No, no, no, I got here first, that’s my seat! Get out now!! Maria Mitchell[i]
(I know that sounds a lot like Margaret Mitchell but she is not Margaret, trust me) was born on the 1st in 1818. You know how some girls always have their heads in the clouds? Well, of course she became an astronomer. In 1847, she discovered what was then referred to as a telescopic comet, one that couldn’t be seen with the naked eye because comets had to be properly dressed in the 19th century. King Frederick VI of Denmark[ii]
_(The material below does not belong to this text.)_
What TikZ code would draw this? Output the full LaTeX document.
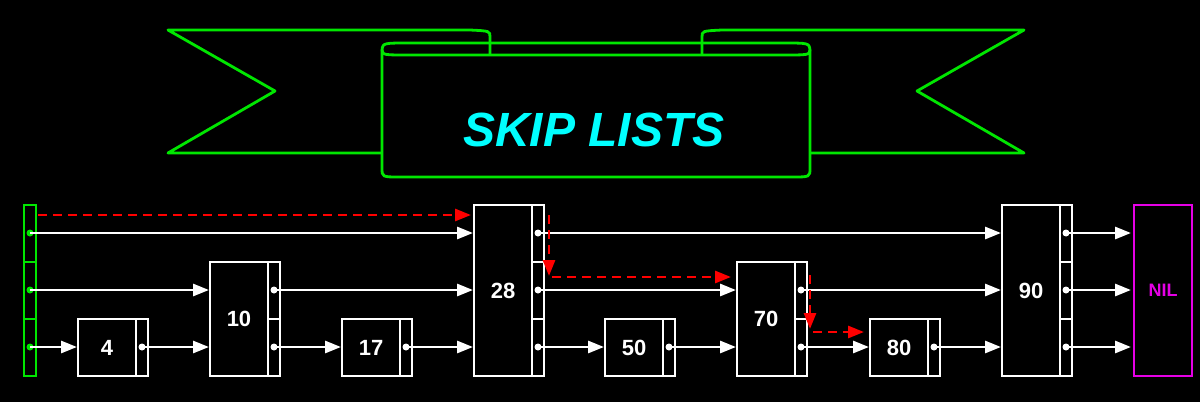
\documentclass[tikz,border=0pt]{standalone}
\usepackage{fontspec}
\setmainfont{Liberation Sans}
\newfontfamily\bsans{Liberation Sans Bold}
\newfontfamily\bisans{Liberation Sans Bold Italic}
\usetikzlibrary{arrows.meta}
\definecolor{G}{RGB}{0,230,0}
\definecolor{C}{RGB}{0,255,255}
\definecolor{M}{RGB}{230,0,230}
\begin{document}
\begin{tikzpicture}[x=1pt,y=-1pt,
  ln/.style={white,line width=2.8pt},
  ptr/.style={white,line width=2.8pt,-{Triangle[length=16pt,width=12pt]}},
  rd/.style={red,line width=2.8pt,dash pattern=on 9pt off 6pt,-{Triangle[length=16pt,width=12pt]}},
  gr/.style={G,line width=2.8pt},
  dot/.style={circle,fill,inner sep=0pt,minimum size=7pt},
  lbl/.style={white,font=\bsans\fontsize{22}{22}\selectfont}]
\fill[black] (0,0) rectangle (1200,402);
\useasboundingbox (0,0) rectangle (1200,402);
% banner
\draw[gr,line join=round] (382,153) -- (168,153) -- (275,91) -- (168,30) -- (470,30) .. controls (490,31) .. (490,37) -- (490,55);
\draw[gr,line join=round] (810,153) -- (1024,153) -- (917,91) -- (1024,30) -- (722,30) .. controls (702,31) .. (702,37) -- (702,55);
\draw[gr] (382,50) .. controls (383,43) .. (410,43) -- (782,43) .. controls (809,43) .. (810,50);
\draw[gr] (382,50) .. controls (383,55) .. (410,55) -- (782,55) .. controls (809,55) .. (810,50);
\draw[gr] (382,50) -- (382,168) .. controls (382,177) .. (400,177) -- (792,177) .. controls (810,177) .. (810,168) -- (810,50);
\node[C,font=\bisans\fontsize{48}{48}\selectfont] (title) at (594,130) {SKIP LISTS};
% header
\draw[gr] (24,205) rectangle (36,376);
\draw[gr] (24,262) -- (36,262) (24,319) -- (36,319);
\foreach \y/\n in {233/h3,290/h2,347/h1} \node[dot,G] (\n) at (30,\y) {};
\newcommand{\sknode}[4]{%
  \draw[ln] (#2,#3) rectangle (#2+70,376);
  \draw[ln] (#2+58,#3) -- (#2+58,376);
  \node[lbl] (#1) at (#2+29,{(#3+376)/2}) {#4};
}
\sknode{n4}{78}{319}{4}
\sknode{n10}{210}{262}{10}
\sknode{n17}{342}{319}{17}
\sknode{n28}{474}{205}{28}
\sknode{n50}{605}{319}{50}
\sknode{n70}{737}{262}{70}
\sknode{n80}{870}{319}{80}
\sknode{n90}{1002}{205}{90}
\foreach \x in {210,737} \draw[ln] (\x+58,319) -- (\x+70,319);
\foreach \x in {474,1002} \draw[ln] (\x+58,262) -- (\x+70,262) (\x+58,319) -- (\x+70,319);
\node[dot,white] (d4) at (142,347) {};
\node[dot,white] (d10b) at (274,347) {};
\node[dot,white] (d10m) at (274,290) {};
\node[dot,white] (d17) at (406,347) {};
\node[dot,white] (d28b) at (538,347) {};
\node[dot,white] (d28m) at (538,290) {};
\node[dot,white] (d28t) at (538,233) {};
\node[dot,white] (d50) at (669,347) {};
\node[dot,white] (d70b) at (801,347) {};
\node[dot,white] (d70m) at (801,290) {};
\node[dot,white] (d80) at (934,347) {};
\node[dot,white] (d90b) at (1066,347) {};
\node[dot,white] (d90m) at (1066,290) {};
\node[dot,white] (d90t) at (1066,233) {};
\draw[M,line width=2.8pt] (1134,205) rectangle (1192,376);
\node[M,font=\bsans\fontsize{18}{18}\selectfont] (nil) at (1163,290) {NIL};
\draw[ptr] (h1.center) -- (77,347);
\draw[ptr] (h2.center) -- (209,290);
\draw[ptr] (h3.center) -- (473,233);
\draw[ptr] (d4.center) -- (209,347);
\draw[ptr] (d10b.center) -- (341,347);
\draw[ptr] (d10m.center) -- (473,290);
\draw[ptr] (d17.center) -- (473,347);
\draw[ptr] (d28b.center) -- (604,347);
\draw[ptr] (d28m.center) -- (736,290);
\draw[ptr] (d28t.center) -- (1001,233);
\draw[ptr] (d50.center) -- (736,347);
\draw[ptr] (d70b.center) -- (869,347);
\draw[ptr] (d70m.center) -- (1001,290);
\draw[ptr] (d80.center) -- (1001,347);
\foreach \n/\y in {d90t/233,d90m/290,d90b/347} \draw[ptr] (\n.center) -- (1131,\y);
\coordinate (s0) at (38,215);
\coordinate (s1) at (471,215);
\coordinate (s2) at (549,215);
\coordinate (s3) at (549,276);
\coordinate (s4) at (552,277);
\coordinate (s5) at (731,277);
\coordinate (s6) at (810,275);
\coordinate (s7) at (810,329);
\coordinate (s8) at (813,332);
\coordinate (s9) at (864,332);
\draw[rd] (s0) -- (s1);
\draw[rd] (s2) -- (s3);
\draw[rd] (s4) -- (s5);
\draw[rd] (s6) -- (s7);
\draw[rd] (s8) -- (s9);
\end{tikzpicture}
\end{document}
was offering a gold medal to everyone who found one of those, though for a king he was kind of cheap – only the first discoverer of a particular comet would get a medal. A couple of days after she found it, so did Francesco de Vico. They both applied to the king for the prize, but de Vico got his papers in a couple of days before Maria did. While not quite the fight that Harrison had to endure to get his chronometer recognized, after of bit of dancing around, the prize was handed to Maria. Which was kind of neat because at the time the only other woman credited with discovering a comet was Caroline Herschel[iii]
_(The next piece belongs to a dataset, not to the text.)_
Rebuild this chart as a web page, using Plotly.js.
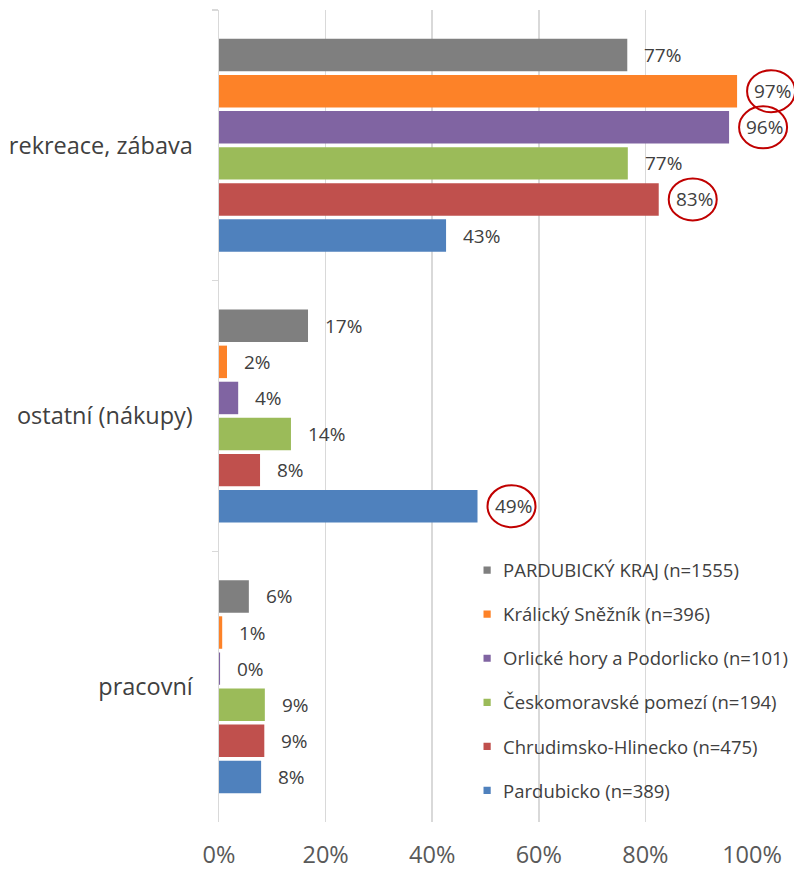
<!DOCTYPE html>
<html><head><meta charset="utf-8">
<script src="https://cdn.plot.ly/plotly-3.0.1.min.js"></script>
<style>
body{margin:0;background:#fff}#chart{width:794px;height:869px}
#chart .legend .legendpoints path{transform:translate(24px,0) scale(0.6)}
</style>
</head><body><div id="chart"></div>
<script>
const categories = ["rekreace, zábava", "ostatní (nákupy)", "pracovní"];
const seriesNames = ["PARDUBICKÝ KRAJ (n=1555)", "Králický Sněžník (n=396)", "Orlické hory a Podorlicko (n=101)", "Českomoravské pomezí (n=194)", "Chrudimsko-Hlinecko (n=475)", "Pardubicko (n=389)"];
const seriesColors = ["#7f7f7f", "#fd8228", "#8064a2", "#9bbb59", "#c0504d", "#4f81bd"];
const pardubickyKraj = [76.6, 16.7, 5.6];
const kralickySneznik = [97.2, 1.5, 0.6];
const orlickeHory = [95.7, 3.6, 0.2];
const ceskomoravske = [76.7, 13.5, 8.6];
const chrudimsko = [82.5, 7.7, 8.5];
const pardubicko = [42.6, 48.5, 7.9];
const seriesValues = [pardubickyKraj, kralickySneznik, orlickeHory, ceskomoravske, chrudimsko, pardubicko];
// [category index, series index] of circled labels
const highlighted = [[0, 1], [0, 2], [0, 4], [1, 5]];

const FONT = '"Open Sans", sans-serif';
const xRange = [0, 100];
const bargap = 0.2, nS = seriesNames.length, nC = categories.length;
const slot = (1 - bargap) / nS;
const pos = (c, s) => c - (1 - bargap) / 2 + slot * (s + 0.5);

const traces = seriesNames.map((name, s) => ({
  type: 'bar', orientation: 'h', name: name,
  y: categories, x: seriesValues[s],
  marker: {color: seriesColors[s]},
  legendgroup: 'g' + s, hoverinfo: 'skip'
}));

const annotations = [];
seriesValues.forEach((vals, s) => vals.forEach((v, c) => {
  annotations.push({
    x: v, y: pos(c, s), xref: 'x', yref: 'y', xanchor: 'left', yanchor: 'middle',
    xshift: 15, text: Math.round(v) + '%', showarrow: false,
    font: {size: 19, color: '#404040', family: FONT}
  });
}));

const shapes = highlighted.map(([c, s]) => ({
  type: 'circle', xref: 'paper', yref: 'paper',
  xsizemode: 'pixel', ysizemode: 'pixel',
  xanchor: (seriesValues[s][c] - xRange[0]) / (xRange[1] - xRange[0]),
  yanchor: 1 - (pos(c, s) + 0.5) / nC,
  x0: 10, x1: 58, y0: -21, y1: 21,
  line: {color: '#c00000', width: 2}
}));

const layout = {
  width: 794, height: 869,
  margin: {l: 219, r: 42, t: 10, b: 47, autoexpand: false},
  paper_bgcolor: '#fff', plot_bgcolor: '#fff',
  font: {family: FONT, color: '#404040'},
  barmode: 'group', bargap: bargap, bargroupgap: 0.1,
  xaxis: {
    range: xRange, dtick: 20, ticksuffix: '%', showgrid: true,
    gridcolor: '#d9d9d9', gridwidth: 1.5, zeroline: false, showline: false,
    ticks: '', tickfont: {size: 23.5, color: '#595959', family: FONT}, ticklabelstandoff: 16
  },
  yaxis: {
    type: 'category', autorange: 'reversed', showline: true, linecolor: '#d9d9d9', linewidth: 1.5,
    ticks: 'outside', tickson: 'boundaries', ticklen: 6, tickcolor: '#d9d9d9', tickwidth: 1.5,
    tickfont: {size: 23.5, color: '#404040', family: FONT}, ticklabelstandoff: 20, showgrid: false
  },
  legend: {
    x: 0.458, y: 0.333, xanchor: 'left', yanchor: 'top', bgcolor: 'rgba(0,0,0,0)',
    font: {size: 18.5, color: '#404040', family: FONT}, traceorder: 'grouped', tracegroupgap: 17,
    itemwidth: 30
  },
  annotations: annotations, shapes: shapes, showlegend: true
};
Plotly.newPlot('chart', traces, layout, {displayModeBar: false, staticPlot: true});
</script></body></html>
. The comet she found was named Miss Mitchell’s Comet. The modern designation is C/1847 T1, which really lacks the charm of Miss Mitchell’s Comet, but I was not consulted, so don’t blame me.[i]
Marie’s parents, William and Lydia Coleman Mitchell, were Quakers and they insisted that she get the same quality education that her brothers and other boys in their Nantucket, Massachusetts community received.[ii]
I find it interesting that Frederick was a schizophrenic.[iii]
Astronomer Sir William Herschel was Caroline’s brother.